Cairo (AsiaNews/Agencies) – Egypt's electoral commission announced on Sunday that legislative elections, the first since President Abdel Fattah al-Sisi took office, will take place in several phases starting 17 October, thus ending the country’s long process of returning to democracy.
For critics, the process of bringing back democracy has been tainted by widespread repression and a failure to uphold the rule of law. However, the past two years have seen Sisi give new impetus to the economy (the inauguration of the new Suez Canal) and restore security and legality by way of special anti-terrorism laws.
Voting for Egyptians abroad will take place on 17-18 October. A second round of voting in the two-phase election will take place on 22-23 November, followed by runoffs on November 30, December 1 and 2.

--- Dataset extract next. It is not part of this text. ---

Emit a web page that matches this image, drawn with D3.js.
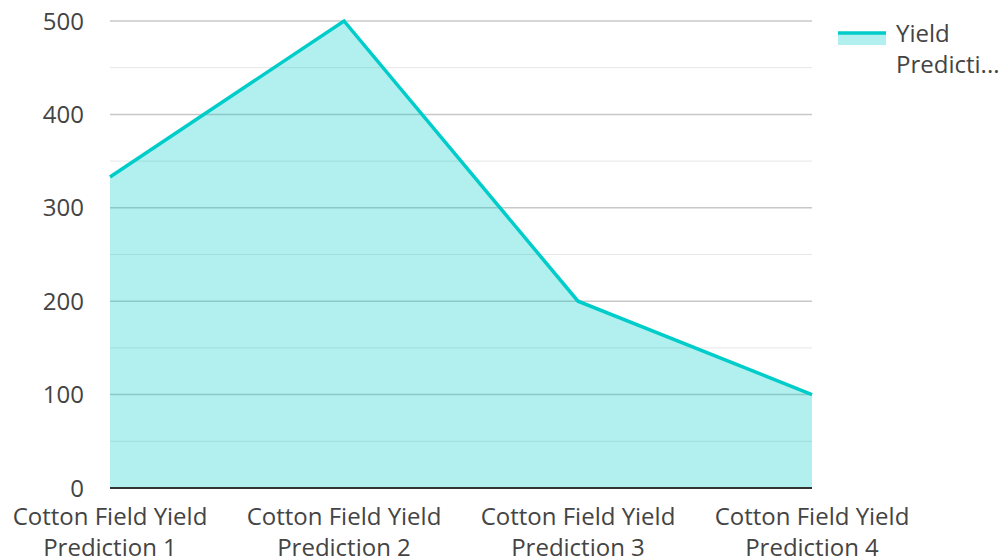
<!DOCTYPE html>
<html>
<head>
<meta charset="utf-8">
<script src="https://cdn.jsdelivr.net/npm/d3@7"></script>
<style>
  html, body { margin: 0; padding: 0; background: #fff; }
  svg { display: block; font-family: "Open Sans", "Noto Sans", sans-serif; }
</style>
</head>
<body>
<svg id="chart" width="1004" height="560"></svg>
<script>
// Yield predictions per cotton field
const categories = [
  "Cotton Field Yield Prediction 1",
  "Cotton Field Yield Prediction 2",
  "Cotton Field Yield Prediction 3",
  "Cotton Field Yield Prediction 4"
];
const yieldValues = [333, 500, 200, 100];
const yTicks = [0, 100, 200, 300, 400, 500];
const minorTicks = [50, 150, 250, 350, 450];
const seriesName = "Yield Prediction";

const lineColor = "#00cdc9";
const textColor = "#444";
const fontSize = 24;

const svg = d3.select("#chart");
const plotLeft = 110, plotRight = 812, plotTop = 21, plotBottom = 488;

const x = d3.scalePoint().domain(categories).range([plotLeft, plotRight]);
const y = d3.scaleLinear().domain([0, 500]).range([plotBottom, plotTop]);

// minor gridlines
svg.append("g").selectAll("line").data(minorTicks).join("line")
  .attr("x1", plotLeft).attr("x2", plotRight)
  .attr("y1", d => y(d)).attr("y2", d => y(d))
  .attr("stroke", "#e6e6e6").attr("stroke-width", 1);

// major gridlines
svg.append("g").selectAll("line").data(yTicks.filter(d => d > 0)).join("line")
  .attr("x1", plotLeft).attr("x2", plotRight)
  .attr("y1", d => y(d)).attr("y2", d => y(d))
  .attr("stroke", "#c8c8c8").attr("stroke-width", 1.5);

// area under the series
const area = d3.area()
  .x((d, i) => x(categories[i]))
  .y0(y(0))
  .y1(d => y(d));
svg.append("path").datum(yieldValues)
  .attr("d", area)
  .attr("fill", lineColor).attr("fill-opacity", 0.3);

// series line
const line = d3.line()
  .x((d, i) => x(categories[i]))
  .y(d => y(d));
svg.append("path").datum(yieldValues)
  .attr("d", line)
  .attr("fill", "none")
  .attr("stroke", lineColor).attr("stroke-width", 3.5)
  .attr("stroke-linejoin", "miter");

// y axis labels
svg.append("g").selectAll("text").data(yTicks).join("text")
  .attr("x", 84).attr("y", d => y(d) + 8.5)
  .attr("text-anchor", "end")
  .attr("font-size", fontSize).attr("fill", textColor)
  .text(d => d);

// baseline
svg.append("line")
  .attr("x1", plotLeft).attr("x2", plotRight)
  .attr("y1", plotBottom).attr("y2", plotBottom)
  .attr("stroke", "#333").attr("stroke-width", 2);

// category labels, wrapped onto two lines
const catG = svg.append("g");
categories.forEach(c => {
  const words = c.split(" ");
  const l1 = words.slice(0, 3).join(" ");
  const l2 = words.slice(3).join(" ");
  const t = catG.append("text")
    .attr("x", x(c)).attr("y", 525)
    .attr("text-anchor", "middle")
    .attr("font-size", fontSize).attr("fill", textColor);
  t.append("tspan").attr("x", x(c)).attr("dy", 0).text(l1);
  t.append("tspan").attr("x", x(c)).attr("dy", 31).text(l2);
});

// legend
const lg = svg.append("g");
lg.append("rect").attr("x", 838).attr("y", 33).attr("width", 48).attr("height", 12)
  .attr("fill", lineColor).attr("fill-opacity", 0.3);
lg.append("line").attr("x1", 838).attr("x2", 886).attr("y1", 33).attr("y2", 33)
  .attr("stroke", lineColor).attr("stroke-width", 3.5);
const lt = lg.append("text").attr("x", 896).attr("y", 42)
  .attr("font-size", fontSize).attr("fill", textColor);
lt.append("tspan").attr("x", 896).attr("dy", 0).text("Yield");
lt.append("tspan").attr("x", 896).attr("dy", 31).text(seriesName.split(" ")[1].slice(0, 8) + "...");
</script>
</body>
</html>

Egypt’s House of Representatives is made up of 568 seats, 448 seats elected through the individual candidacy system and 120 through winner-takes-all lists, with quotas for women, Christians and youth. The president may also appoint a number of people to the house, not exceeding 5 percent of its makeup.
Analysts say the polls, with Sisi loyalists heavily favoured to emerge the big winners, will serve to appease Egypt's backers in the West who see the president as a rampart against jihadist violence despite concerns over repression that has eliminated any meaningful opposition.
The poll had initially been scheduled for early 2014 but was delayed on legal grounds amid charges from rights groups of repressive measures during a crackdown on the Islamist opposition.
The constitutional court dissolved the previous Islamist-dominated parliament, which was elected after the 2011 uprising that forced long-time dictator Hosni Mubarak from power.
After the military coup, a new constitution was adopted in January 2014 and Sisi was elected president in May the same year. A new parliament should be in place by the end of this year.